The NYJF is probably the most significant single youth jazz development initiative in South Africa, and the teaching programme is a critical component of the festival. The NYJF employs specialist jazz educators for the festival and performing artists are chosen also on the basis of their teaching ability.
South Africa is a country of extremes, and this shows particularly in the students who attend the NYJF – we draw young players from over the entire country, with a significant gender and ethnic mix, but while some have a background that has given them excellent formal musical education up to Jazz Masters Degree level, others, despite their natural talent, have had no formal education at all, and come from extremely impoverished areas.
Students are accepted in three groups: tertiary students, secondary students and development students, the latter of which stipulates indigence and educational disadvantage as prerequisites. Our country’s history has doomed many of its inhabitants to poverty, with no chance of meeting their artistic potential, and the festival attempts to make a tangible difference to this situation.
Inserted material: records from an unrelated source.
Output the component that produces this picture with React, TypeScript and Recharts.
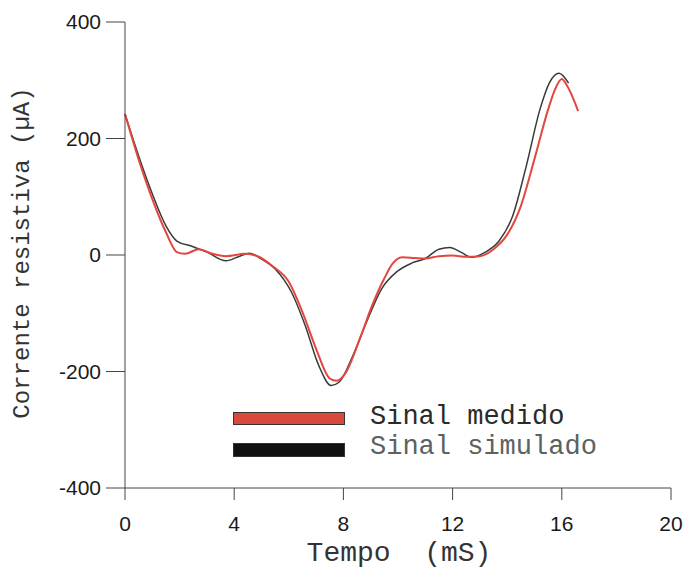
import React from 'react';
import { LineChart, Line, XAxis, YAxis } from 'recharts';

// Sinal medido (red)
const tMedido = [0, 0.5, 1, 1.5, 1.9, 2.2, 2.7, 3.2, 3.7, 4.4, 4.9, 5.4, 6.0, 6.5, 7.0, 7.5, 7.75, 8.1, 8.6, 9.05, 9.5, 9.8, 10.15, 10.6, 11.0, 11.5, 12.0, 12.5, 13.0, 13.5, 14.0, 14.5, 15.0, 15.5, 15.75, 16.0, 16.2, 16.6];
const medido = [242, 164, 96, 39, 5, 2, 10, 2, -2, 2, -3, -19, -46, -98, -161, -212, -216, -201, -144, -87, -40, -15, -4, -5, -6, -2, -1, -3, -2, 10, 35, 84, 165, 250, 284, 302, 290, 247];

// Sinal simulado (black)
const tSimulado = [0, 0.5, 1, 1.5, 1.9, 2.45, 3.0, 3.7, 4.2, 4.55, 5.0, 5.5, 6.1, 6.6, 7.1, 7.55, 7.85, 8.3, 8.85, 9.4, 9.95, 10.5, 11.0, 11.5, 11.9, 12.3, 12.7, 13.2, 13.7, 14.2, 14.7, 15.2, 15.55, 15.9, 16.25];
const simulado = [242, 170, 105, 50, 24, 15, 5, -10, -2, 3, -7, -24, -64, -121, -190, -224, -218, -178, -115, -58, -29, -14, -6, 10, 13, 5, -4, 5, 24, 67, 153, 250, 296, 312, 295];

const xTicks = [0, 4, 8, 12, 16, 20];
const yTicks = [-400, -200, 0, 200, 400];

const medidoData = tMedido.map((t, i) => ({ t, v: medido[i] }));
const simuladoData = tSimulado.map((t, i) => ({ t, v: simulado[i] }));

const tickStyle = { fill: '#1a1a1a', fontSize: 21, fontFamily: 'Liberation Sans, Arial, sans-serif' };
const mono = '"Liberation Mono", "Courier New", monospace';

export default function App() {
  return (
    <div style={{ position: 'absolute', left: 0, top: 0, width: 693, height: 569, background: '#fff' }}>
      <LineChart width={693} height={569} margin={{ top: 22, right: 22, left: 0, bottom: 0 }}>
        <XAxis
          type="number"
          dataKey="t"
          domain={[0, 20]}
          ticks={xTicks}
          height={81}
          tickSize={12}
          tickMargin={16}
          tick={tickStyle}
          stroke="#444"
          allowDuplicatedCategory={false}
        />
        <YAxis
          type="number"
          dataKey="v"
          domain={[-400, 400]}
          ticks={yTicks}
          width={125}
          tickSize={19}
          tickMargin={5}
          tick={tickStyle}
          stroke="#444"
        />
        <Line
          data={simuladoData}
          dataKey="v"
          type="monotone"
          stroke="#3a3a3a"
          strokeWidth={1.5}
          dot={false}
          isAnimationActive={false}
        />
        <Line
          data={medidoData}
          dataKey="v"
          type="monotone"
          stroke="#e2473f"
          strokeWidth={2}
          dot={false}
          isAnimationActive={false}
        />
      </LineChart>

      {/* axis titles */}
      <div
        style={{
          position: 'absolute',
          left: 22,
          top: 253,
          transform: 'translate(-50%, -50%) rotate(-90deg)',
          fontFamily: mono,
          fontSize: 24,
          color: '#333',
          whiteSpace: 'pre',
        }}
      >
        Corrente resistiva (µA)
      </div>
      <div
        style={{
          position: 'absolute',
          left: 399,
          top: 553,
          transform: 'translate(-50%, -50%)',
          fontFamily: mono,
          fontSize: 28,
          color: '#333',
          whiteSpace: 'pre',
        }}
      >
        Tempo  (mS)
      </div>

      {/* legend */}
      <div style={{ position: 'absolute', left: 233, top: 412, width: 110, height: 11, background: '#d9493b', border: '1px solid #333' }} />
      <div style={{ position: 'absolute', left: 233, top: 443, width: 110, height: 12, background: '#111', border: '1px solid #333' }} />
      <div style={{ position: 'absolute', left: 370, top: 402, fontFamily: mono, fontSize: 27, color: '#2a2a2a', whiteSpace: 'pre' }}>
        Sinal medido
      </div>
      <div style={{ position: 'absolute', left: 370, top: 432, fontFamily: mono, fontSize: 27, color: '#5a6262', whiteSpace: 'pre' }}>
        Sinal simulado
      </div>
    </div>
  );
}
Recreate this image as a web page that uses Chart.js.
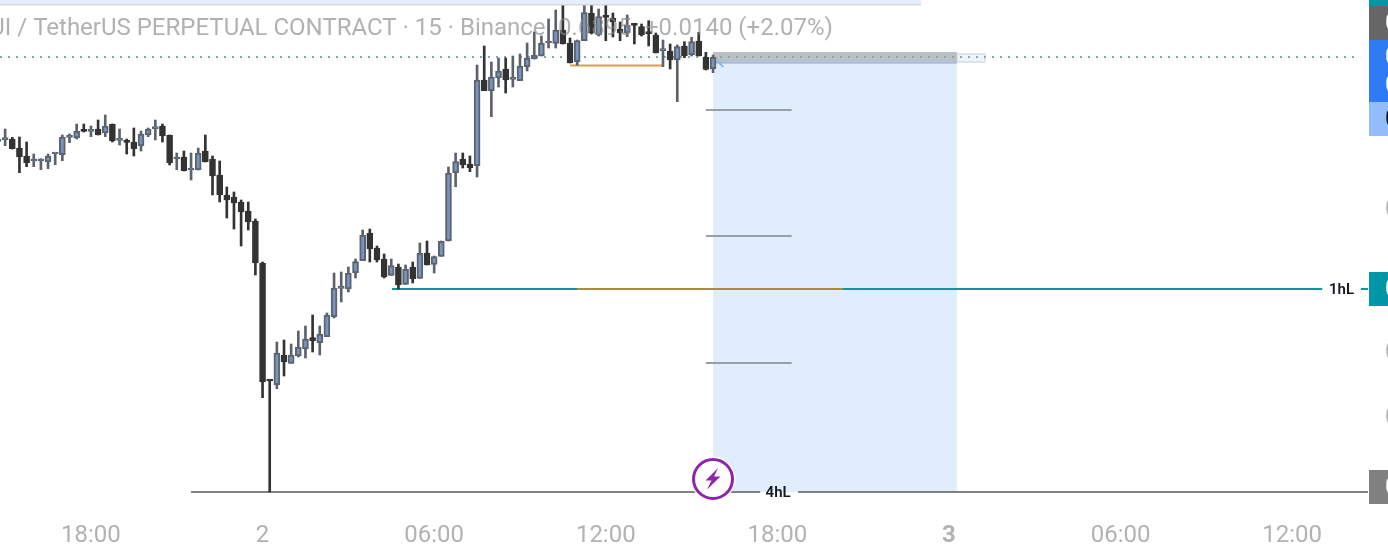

The NYJF offers a variety of jazz workshops, and musicians and teachers are allocated to the teaching schedule depending upon their teaching strengths. On offer are:
National Youth and National Schools’ Bands are selected through an audition process to recognise and challenge the best young players in the country, and they practise and perform during the NYJF.
All other students are divided into mixed-ability big bands which practise daily, giving a chance to students who do not normally play in a quality ensemble. 12 rehearsal venues with good equipment are provided. These bands perform to an in-house audience.
Vocalists are specifically catered for in vocal workshops led by professional singers, and there are also opportunities of singing in a festival jazz choir or performing solo (often with professional rhythm section backing) on the Main Stage.
There are small ensemble workshops that focus on jazz improvisation and also instrument master classes.
Assorted workshops are offered in jazz history, theory, practice and its associated disciplines such as sound engineering and management.
Students have the opportunity to meet individually with the performers and artists also present talks on their personal philosophy and experience of jazz.
Seminars are held which focus particularly on South African jazz heritage.
Students can attend CD launches.
There are many opportunities for student performance – either with their established bands, or in groups created at the festival.
Students are encouraged to attend all performances (up to 6 a day) and have free entry into each.